* EXERCISE *
Return each line containing the string "React".

* SUPPLIED MATERIAL *
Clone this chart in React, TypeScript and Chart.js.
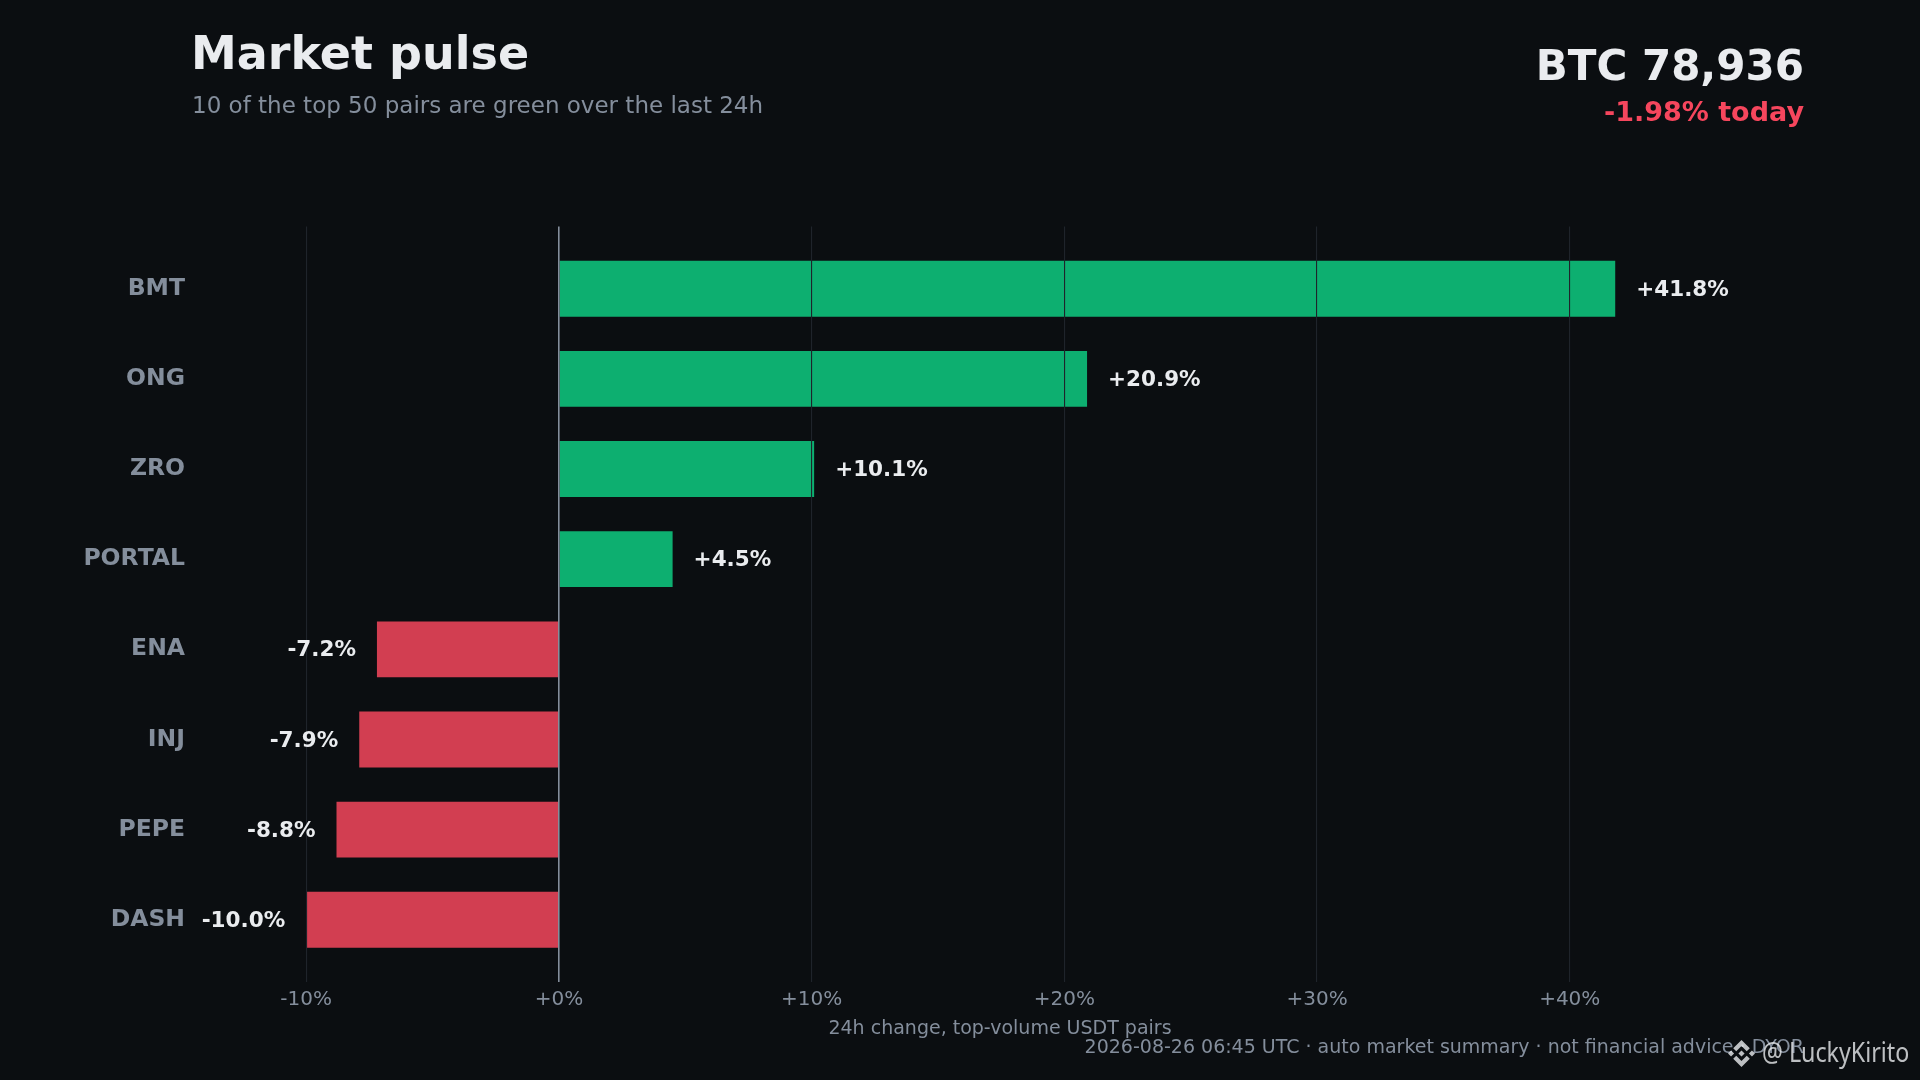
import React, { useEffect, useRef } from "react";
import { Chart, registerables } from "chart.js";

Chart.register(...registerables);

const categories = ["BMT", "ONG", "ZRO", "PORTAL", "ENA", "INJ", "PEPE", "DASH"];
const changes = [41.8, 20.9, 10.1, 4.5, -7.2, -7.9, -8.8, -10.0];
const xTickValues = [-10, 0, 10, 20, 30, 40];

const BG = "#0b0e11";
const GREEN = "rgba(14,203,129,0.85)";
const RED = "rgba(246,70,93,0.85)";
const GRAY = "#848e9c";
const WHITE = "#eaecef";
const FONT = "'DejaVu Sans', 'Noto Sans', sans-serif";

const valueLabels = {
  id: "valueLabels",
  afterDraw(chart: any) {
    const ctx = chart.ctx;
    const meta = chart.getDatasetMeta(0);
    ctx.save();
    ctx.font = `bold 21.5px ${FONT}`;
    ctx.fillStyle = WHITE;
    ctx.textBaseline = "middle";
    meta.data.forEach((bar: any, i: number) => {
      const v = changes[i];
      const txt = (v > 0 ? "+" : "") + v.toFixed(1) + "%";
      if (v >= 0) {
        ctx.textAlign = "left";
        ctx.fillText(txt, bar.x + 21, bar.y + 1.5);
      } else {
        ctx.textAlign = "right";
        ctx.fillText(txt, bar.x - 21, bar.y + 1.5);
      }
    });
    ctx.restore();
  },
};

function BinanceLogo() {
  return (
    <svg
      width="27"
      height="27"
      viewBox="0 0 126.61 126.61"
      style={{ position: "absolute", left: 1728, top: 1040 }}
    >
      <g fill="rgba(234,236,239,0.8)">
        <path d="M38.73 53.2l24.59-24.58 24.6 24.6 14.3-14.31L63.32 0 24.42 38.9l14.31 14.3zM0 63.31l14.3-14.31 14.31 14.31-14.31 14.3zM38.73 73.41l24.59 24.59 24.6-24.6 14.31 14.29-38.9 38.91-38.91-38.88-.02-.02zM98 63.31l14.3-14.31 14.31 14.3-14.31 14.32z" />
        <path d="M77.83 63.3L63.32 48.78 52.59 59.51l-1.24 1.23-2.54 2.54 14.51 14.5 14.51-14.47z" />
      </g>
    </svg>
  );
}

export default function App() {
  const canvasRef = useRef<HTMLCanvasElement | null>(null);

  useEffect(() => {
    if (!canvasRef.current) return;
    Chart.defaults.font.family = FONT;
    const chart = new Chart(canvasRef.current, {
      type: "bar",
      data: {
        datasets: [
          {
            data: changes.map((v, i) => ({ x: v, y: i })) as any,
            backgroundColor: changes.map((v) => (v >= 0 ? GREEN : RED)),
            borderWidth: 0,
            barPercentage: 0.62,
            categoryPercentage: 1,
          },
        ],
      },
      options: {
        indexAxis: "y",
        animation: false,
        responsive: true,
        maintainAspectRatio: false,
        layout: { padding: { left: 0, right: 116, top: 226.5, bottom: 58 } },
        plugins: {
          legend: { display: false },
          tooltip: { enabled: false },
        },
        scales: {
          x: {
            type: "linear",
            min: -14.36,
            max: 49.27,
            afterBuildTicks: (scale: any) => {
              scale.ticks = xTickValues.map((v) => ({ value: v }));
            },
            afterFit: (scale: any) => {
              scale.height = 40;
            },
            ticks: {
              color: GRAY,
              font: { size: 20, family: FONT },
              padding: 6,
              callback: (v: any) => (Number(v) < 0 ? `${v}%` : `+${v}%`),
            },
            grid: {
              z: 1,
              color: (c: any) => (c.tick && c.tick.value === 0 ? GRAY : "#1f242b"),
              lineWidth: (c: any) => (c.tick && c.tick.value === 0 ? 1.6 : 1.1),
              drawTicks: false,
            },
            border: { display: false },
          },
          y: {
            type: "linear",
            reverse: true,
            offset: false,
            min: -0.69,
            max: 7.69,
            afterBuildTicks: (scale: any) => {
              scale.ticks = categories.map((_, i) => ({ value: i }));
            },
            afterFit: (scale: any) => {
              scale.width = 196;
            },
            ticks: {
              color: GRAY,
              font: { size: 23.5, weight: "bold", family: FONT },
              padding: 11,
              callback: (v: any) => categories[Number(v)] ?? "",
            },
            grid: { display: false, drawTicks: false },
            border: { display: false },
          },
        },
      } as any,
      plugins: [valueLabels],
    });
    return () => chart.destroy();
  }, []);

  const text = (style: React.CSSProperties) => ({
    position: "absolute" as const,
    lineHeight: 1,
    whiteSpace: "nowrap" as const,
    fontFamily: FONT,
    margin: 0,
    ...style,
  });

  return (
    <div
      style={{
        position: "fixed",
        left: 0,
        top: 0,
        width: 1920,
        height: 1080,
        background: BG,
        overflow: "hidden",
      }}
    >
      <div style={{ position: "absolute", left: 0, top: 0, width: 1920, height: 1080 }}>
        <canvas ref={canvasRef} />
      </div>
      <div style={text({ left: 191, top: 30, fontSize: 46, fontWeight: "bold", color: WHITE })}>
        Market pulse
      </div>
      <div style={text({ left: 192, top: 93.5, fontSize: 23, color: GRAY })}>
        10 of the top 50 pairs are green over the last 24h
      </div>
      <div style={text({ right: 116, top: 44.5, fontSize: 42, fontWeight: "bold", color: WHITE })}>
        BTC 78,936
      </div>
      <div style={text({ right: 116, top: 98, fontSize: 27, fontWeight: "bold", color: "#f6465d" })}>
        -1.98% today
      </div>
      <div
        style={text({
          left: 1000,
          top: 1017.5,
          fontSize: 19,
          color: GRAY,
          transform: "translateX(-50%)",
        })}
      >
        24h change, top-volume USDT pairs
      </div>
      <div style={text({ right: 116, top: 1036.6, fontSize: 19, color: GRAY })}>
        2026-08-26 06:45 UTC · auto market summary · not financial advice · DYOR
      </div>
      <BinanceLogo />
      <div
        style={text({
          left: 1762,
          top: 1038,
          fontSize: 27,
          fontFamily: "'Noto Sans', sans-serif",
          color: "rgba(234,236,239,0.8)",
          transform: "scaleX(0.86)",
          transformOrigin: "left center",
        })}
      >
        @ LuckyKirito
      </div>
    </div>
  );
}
...
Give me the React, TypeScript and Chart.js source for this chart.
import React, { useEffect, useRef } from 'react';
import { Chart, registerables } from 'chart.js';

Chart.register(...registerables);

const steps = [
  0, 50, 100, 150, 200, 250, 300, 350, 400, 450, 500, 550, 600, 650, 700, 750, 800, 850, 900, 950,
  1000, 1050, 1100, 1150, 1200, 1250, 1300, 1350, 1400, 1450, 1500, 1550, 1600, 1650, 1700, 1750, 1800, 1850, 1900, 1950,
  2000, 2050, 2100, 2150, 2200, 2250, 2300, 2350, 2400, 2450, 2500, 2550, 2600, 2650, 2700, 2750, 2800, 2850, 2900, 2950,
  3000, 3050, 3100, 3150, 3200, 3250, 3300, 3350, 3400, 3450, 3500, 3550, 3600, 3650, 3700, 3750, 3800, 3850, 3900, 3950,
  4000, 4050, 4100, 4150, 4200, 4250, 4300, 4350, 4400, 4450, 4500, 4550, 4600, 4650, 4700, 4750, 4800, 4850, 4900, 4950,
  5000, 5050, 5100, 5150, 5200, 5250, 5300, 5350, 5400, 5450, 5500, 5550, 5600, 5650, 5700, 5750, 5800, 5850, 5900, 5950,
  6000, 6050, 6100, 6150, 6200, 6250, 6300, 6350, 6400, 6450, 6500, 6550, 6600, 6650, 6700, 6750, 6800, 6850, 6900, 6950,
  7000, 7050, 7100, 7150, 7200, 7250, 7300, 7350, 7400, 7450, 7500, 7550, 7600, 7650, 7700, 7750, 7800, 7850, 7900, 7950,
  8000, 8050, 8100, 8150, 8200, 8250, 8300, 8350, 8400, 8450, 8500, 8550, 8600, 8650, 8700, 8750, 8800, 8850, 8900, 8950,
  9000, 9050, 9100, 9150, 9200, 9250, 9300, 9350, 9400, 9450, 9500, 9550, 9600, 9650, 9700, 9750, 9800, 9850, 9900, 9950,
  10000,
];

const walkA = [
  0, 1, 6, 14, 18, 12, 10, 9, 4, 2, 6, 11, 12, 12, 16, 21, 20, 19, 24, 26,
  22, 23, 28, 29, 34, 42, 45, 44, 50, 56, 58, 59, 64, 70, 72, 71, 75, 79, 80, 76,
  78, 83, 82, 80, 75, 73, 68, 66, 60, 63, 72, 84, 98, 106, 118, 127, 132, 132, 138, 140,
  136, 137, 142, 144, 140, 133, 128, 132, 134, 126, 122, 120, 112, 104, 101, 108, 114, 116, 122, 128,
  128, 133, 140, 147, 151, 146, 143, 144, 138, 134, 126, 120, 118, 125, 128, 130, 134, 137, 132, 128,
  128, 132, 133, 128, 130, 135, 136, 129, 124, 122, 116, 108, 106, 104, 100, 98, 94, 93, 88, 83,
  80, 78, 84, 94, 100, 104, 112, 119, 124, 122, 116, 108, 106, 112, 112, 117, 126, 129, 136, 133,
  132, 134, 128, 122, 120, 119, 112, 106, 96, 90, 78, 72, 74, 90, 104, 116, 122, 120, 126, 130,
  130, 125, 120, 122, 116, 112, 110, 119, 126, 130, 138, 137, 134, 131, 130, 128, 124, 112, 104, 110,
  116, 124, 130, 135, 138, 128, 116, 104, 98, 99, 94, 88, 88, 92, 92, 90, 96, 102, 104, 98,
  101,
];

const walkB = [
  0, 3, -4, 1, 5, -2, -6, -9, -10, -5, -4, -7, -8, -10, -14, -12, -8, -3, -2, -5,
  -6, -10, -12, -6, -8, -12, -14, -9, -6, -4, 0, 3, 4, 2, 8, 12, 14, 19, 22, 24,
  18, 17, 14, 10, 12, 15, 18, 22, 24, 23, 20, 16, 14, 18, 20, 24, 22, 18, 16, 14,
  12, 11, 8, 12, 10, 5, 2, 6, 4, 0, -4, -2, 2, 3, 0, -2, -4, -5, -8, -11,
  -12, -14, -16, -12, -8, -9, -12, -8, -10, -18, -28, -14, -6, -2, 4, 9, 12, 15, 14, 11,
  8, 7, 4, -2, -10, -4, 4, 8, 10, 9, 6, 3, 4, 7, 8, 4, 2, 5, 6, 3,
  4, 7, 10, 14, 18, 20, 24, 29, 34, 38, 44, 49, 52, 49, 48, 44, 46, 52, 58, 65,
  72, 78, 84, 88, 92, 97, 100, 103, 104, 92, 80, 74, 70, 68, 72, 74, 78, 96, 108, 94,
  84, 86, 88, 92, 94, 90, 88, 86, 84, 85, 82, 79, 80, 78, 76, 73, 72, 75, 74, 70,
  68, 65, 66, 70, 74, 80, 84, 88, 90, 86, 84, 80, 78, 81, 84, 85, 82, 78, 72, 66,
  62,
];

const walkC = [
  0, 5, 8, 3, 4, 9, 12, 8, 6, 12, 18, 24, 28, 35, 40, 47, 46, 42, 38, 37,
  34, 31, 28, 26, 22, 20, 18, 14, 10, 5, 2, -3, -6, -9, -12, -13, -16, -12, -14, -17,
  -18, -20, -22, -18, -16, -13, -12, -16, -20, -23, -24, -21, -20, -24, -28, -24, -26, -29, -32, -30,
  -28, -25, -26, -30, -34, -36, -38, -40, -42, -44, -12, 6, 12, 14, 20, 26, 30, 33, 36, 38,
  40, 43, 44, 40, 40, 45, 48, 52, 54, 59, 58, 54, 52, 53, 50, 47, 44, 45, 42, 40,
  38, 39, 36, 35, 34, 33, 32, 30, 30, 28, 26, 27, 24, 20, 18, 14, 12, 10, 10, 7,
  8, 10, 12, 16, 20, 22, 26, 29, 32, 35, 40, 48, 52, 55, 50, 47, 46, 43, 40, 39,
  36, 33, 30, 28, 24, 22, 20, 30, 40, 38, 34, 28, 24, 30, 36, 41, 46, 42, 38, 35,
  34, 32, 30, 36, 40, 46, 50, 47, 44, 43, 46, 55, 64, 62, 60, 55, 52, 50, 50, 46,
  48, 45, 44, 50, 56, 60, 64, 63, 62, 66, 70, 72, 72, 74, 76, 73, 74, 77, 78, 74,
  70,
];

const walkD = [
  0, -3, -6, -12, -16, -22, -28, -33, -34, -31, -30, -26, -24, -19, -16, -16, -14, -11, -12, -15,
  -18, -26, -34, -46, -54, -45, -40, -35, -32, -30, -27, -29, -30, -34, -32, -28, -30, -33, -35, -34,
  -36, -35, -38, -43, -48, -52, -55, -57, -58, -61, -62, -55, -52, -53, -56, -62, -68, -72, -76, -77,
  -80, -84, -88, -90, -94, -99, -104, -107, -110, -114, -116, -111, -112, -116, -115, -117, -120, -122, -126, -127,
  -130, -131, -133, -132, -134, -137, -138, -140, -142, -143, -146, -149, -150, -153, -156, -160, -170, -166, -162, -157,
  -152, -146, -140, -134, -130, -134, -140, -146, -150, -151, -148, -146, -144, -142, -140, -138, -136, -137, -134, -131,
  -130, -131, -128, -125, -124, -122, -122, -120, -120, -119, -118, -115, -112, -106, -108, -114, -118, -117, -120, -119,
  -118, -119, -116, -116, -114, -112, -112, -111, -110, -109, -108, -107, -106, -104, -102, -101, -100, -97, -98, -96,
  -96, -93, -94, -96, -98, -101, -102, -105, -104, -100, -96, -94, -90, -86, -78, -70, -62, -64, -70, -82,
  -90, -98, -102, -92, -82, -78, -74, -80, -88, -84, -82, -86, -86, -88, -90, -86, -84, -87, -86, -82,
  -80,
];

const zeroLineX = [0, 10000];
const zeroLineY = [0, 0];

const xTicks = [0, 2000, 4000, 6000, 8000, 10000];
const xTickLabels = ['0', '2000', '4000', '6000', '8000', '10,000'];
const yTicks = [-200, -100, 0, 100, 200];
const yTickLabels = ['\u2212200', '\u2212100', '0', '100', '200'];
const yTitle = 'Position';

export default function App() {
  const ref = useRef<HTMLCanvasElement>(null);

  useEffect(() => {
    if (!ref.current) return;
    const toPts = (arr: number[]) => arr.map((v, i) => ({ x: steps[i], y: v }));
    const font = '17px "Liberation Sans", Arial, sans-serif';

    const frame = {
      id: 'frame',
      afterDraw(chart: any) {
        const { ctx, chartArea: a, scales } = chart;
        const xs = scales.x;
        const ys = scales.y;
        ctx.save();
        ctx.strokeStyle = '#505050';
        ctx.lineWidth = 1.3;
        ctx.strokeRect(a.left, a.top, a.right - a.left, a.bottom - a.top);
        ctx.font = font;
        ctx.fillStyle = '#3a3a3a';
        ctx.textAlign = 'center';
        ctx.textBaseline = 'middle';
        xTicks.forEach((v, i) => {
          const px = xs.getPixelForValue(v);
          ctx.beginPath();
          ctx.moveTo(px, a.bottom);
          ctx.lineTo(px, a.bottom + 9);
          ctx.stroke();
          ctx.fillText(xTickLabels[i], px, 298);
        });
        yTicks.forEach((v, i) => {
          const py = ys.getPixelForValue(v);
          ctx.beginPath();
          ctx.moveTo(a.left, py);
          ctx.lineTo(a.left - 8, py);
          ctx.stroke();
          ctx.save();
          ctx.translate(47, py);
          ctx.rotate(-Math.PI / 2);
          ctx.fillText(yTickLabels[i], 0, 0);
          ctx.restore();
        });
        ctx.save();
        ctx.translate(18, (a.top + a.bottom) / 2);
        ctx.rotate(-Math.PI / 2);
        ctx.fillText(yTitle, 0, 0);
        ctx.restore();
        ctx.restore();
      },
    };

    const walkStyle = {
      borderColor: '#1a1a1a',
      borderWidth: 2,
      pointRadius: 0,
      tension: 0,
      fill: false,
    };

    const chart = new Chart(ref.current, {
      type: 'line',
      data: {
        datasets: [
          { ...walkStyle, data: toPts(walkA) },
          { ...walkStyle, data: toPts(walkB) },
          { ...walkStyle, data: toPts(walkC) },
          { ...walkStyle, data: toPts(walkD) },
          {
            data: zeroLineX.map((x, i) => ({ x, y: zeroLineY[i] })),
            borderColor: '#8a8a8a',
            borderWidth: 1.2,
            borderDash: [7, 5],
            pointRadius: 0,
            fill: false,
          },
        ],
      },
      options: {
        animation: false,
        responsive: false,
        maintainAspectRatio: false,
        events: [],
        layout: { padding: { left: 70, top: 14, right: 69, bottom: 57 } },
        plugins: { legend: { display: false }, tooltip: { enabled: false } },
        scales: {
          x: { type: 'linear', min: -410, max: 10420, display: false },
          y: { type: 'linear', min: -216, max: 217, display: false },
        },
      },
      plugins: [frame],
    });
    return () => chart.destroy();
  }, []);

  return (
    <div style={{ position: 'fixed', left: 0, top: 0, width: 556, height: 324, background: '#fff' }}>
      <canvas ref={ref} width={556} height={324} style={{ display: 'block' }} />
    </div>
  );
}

* OUTPUT OF THE EXERCISE *
Clone this chart in React, TypeScript and Chart.js.
import React, { useEffect, useRef } from "react";
  const text = (style: React.CSSProperties) => ({
Give me the React, TypeScript and Chart.js source for this chart.
import React, { useEffect, useRef } from 'react';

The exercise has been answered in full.